MATTER OF SCHINASI

Court of Appeals of New York (1938)

Facts

Issue

Holding — Lehman, J.

Rule

Reasoning

Deep Dive: How the Court Reached Its Decision

Historical Context of Trustee Compensation

The New York Court of Appeals traced the history of trustee compensation statutes, highlighting that prior to 1817, there was no legal framework governing compensation for fiduciaries, and they could only claim what was agreed upon. The court noted that the establishment of a statutory allowance for trustees aimed to provide a reasonable and fixed rate of compensation for services rendered, thereby reducing litigation and fostering uniformity in the administration of estates. The court observed that the original legislative intent, as articulated by Chancellor Kent, emphasized a structured approach to compensation that would clarify expectations for trustees and beneficiaries alike. The current statute, Surrogate's Court Act, § 285, retained the essence of this framework while updating the rates, which were designed to apply uniformly across different cases and situations. This historical backdrop underscored the court's reluctance to deviate from the established norms surrounding trustee compensation, as it would undermine the predictability and stability intended by the original legislation.

Interpretation of "Receiving and Paying Out"

The court examined the statutory language regarding the computation of commissions, specifically the phrase "receiving and paying out," which could be interpreted broadly to encompass all transactions a trustee undertakes. However, the court reasoned that a literal interpretation could lead to unreasonable outcomes, such as allowing trustees to collect commissions on every reinvestment or sale of trust assets, which would not align with the legislative intent. The court referenced past decisions, including Matter of Kellogg, which clarified that commissions should only be computed on income generated from trust assets, not on every transaction that merely involved the movement of funds. It emphasized that allowing commissions on gross amounts would effectively benefit the trustee at the expense of the beneficiaries, contradicting the purpose of the trust. Therefore, the court concluded that commissions must be calculated based on net income after expenses, reflecting a more sensible and fair approach to compensation.

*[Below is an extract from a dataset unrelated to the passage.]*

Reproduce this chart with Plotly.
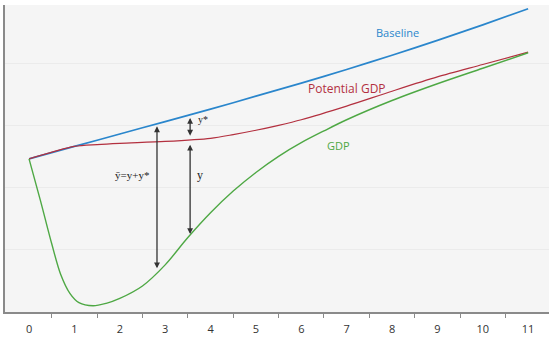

Distinction Between Principal and Income Management

The court made a crucial distinction between managing the principal of the trust estate and managing income-producing activities. It clarified that commissions should be awarded based on the net income generated from the trust's assets, rather than the gross amounts collected from those assets. This distinction was important because it recognized that the expenses incurred in managing real property or conducting business activities should not diminish the beneficiaries' shares of the trust. The court cited precedents that established this principle, noting that trustees could not claim commissions on amounts that were merely reinvested or spent as part of operating expenses, as those would not constitute a net gain for the trust. In this way, the court underscored the need for a fair distribution of the trust's income while ensuring that trustees were adequately compensated for their management duties.

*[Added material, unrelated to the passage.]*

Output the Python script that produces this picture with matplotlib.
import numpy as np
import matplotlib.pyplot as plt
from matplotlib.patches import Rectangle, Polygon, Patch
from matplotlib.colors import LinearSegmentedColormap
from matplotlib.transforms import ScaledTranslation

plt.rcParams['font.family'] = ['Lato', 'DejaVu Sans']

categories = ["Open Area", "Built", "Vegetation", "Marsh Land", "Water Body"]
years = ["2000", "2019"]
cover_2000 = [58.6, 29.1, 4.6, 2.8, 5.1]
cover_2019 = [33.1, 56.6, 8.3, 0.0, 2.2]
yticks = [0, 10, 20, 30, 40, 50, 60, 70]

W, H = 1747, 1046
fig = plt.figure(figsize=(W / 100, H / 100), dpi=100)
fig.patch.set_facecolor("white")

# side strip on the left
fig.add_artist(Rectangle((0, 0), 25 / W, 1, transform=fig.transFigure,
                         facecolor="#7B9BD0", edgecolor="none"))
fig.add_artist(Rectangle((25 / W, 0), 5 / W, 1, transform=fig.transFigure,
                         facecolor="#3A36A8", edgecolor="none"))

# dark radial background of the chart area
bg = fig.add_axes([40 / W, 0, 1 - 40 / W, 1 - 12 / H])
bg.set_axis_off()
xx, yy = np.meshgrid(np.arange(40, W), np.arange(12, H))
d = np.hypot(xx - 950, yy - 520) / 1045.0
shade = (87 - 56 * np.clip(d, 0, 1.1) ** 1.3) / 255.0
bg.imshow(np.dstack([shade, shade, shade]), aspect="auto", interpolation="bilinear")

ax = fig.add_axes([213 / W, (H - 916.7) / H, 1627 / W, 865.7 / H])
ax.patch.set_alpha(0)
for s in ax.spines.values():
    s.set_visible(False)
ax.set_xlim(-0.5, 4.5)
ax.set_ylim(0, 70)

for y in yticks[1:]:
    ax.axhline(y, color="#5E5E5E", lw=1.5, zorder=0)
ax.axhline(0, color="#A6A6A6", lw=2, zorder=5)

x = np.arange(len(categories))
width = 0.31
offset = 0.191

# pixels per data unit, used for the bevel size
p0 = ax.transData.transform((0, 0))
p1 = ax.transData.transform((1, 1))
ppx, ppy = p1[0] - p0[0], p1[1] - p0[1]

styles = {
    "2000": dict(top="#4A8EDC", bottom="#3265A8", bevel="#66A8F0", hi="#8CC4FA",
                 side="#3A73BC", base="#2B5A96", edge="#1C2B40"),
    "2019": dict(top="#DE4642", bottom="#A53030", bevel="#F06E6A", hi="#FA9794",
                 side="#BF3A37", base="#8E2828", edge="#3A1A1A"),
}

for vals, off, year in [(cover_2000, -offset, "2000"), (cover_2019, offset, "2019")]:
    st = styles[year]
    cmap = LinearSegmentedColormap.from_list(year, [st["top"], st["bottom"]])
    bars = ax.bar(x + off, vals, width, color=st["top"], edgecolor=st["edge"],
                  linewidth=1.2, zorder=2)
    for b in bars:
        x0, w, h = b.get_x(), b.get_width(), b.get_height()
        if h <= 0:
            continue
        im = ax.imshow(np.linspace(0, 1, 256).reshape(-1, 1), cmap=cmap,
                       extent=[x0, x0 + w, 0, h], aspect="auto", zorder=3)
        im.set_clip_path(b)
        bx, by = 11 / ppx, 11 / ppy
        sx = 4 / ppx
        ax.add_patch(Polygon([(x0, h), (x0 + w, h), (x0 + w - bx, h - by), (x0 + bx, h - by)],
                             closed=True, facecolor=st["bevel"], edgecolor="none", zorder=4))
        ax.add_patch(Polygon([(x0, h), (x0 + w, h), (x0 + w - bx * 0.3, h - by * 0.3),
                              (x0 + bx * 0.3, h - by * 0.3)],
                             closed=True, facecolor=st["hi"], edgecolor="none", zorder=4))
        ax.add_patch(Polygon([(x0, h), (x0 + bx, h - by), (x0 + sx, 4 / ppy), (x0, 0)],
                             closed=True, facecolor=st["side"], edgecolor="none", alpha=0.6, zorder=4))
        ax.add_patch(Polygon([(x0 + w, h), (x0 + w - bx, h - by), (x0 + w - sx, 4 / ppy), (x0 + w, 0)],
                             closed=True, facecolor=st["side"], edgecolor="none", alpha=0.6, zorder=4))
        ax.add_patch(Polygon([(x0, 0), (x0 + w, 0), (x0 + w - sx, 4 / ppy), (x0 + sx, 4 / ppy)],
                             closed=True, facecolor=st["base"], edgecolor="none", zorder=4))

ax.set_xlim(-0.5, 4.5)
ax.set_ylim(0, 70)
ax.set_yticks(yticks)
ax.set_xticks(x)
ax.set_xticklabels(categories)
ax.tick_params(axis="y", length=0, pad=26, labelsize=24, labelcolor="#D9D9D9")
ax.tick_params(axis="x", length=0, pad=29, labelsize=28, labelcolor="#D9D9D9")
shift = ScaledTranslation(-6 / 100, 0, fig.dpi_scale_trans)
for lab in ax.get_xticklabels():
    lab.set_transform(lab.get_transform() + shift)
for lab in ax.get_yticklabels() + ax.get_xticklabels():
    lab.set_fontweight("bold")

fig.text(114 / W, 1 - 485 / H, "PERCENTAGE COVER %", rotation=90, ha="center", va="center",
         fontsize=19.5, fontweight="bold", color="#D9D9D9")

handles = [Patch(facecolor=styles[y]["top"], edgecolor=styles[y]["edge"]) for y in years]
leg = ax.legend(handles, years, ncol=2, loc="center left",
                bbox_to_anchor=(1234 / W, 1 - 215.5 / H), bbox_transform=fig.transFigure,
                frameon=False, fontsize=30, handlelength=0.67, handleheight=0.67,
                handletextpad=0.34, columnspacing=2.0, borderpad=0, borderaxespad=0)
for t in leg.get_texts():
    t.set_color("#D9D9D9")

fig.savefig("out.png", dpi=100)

Recent Amendments and Their Implications

The court acknowledged a recent amendment to the Surrogate's Court Act, which granted trustees the right to retain a specific percentage of rents collected from real property in addition to their commissions. This amendment was significant as it provided a clear path for trustees to receive compensation directly related to their management of real estate, thus ensuring they were adequately compensated for their efforts. However, the court emphasized that this new provision did not alter the foundational basis for calculating statutory commissions, which remained tied to net income. The court's analysis indicated that while the amendment recognized the need for fair compensation for trustees, it also reinforced the principle that commissions should not be based on gross income. This understanding illustrated the court's commitment to maintaining the integrity of the statutory framework while adapting to contemporary needs.

Conclusion on Commission Calculation

Ultimately, the court held that the trustee was entitled to commissions based on net rental income rather than gross rental income. It reiterated that the historical context of trustee compensation, the interpretation of statutory language, and the established case law all supported this conclusion. The court maintained that allowing commissions on gross amounts would be contrary to the legislative intent and could lead to potential abuses in trust management. By affirming the lower courts' rulings, the court reinforced the principle that fiduciaries must act in the best interests of the beneficiaries, ensuring that their compensation reflects actual net gains rather than inflated figures that do not account for necessary expenditures. This decision solidified the understanding of trustee compensation within the New York legal framework, promoting fairness and clarity in the management of trust estates.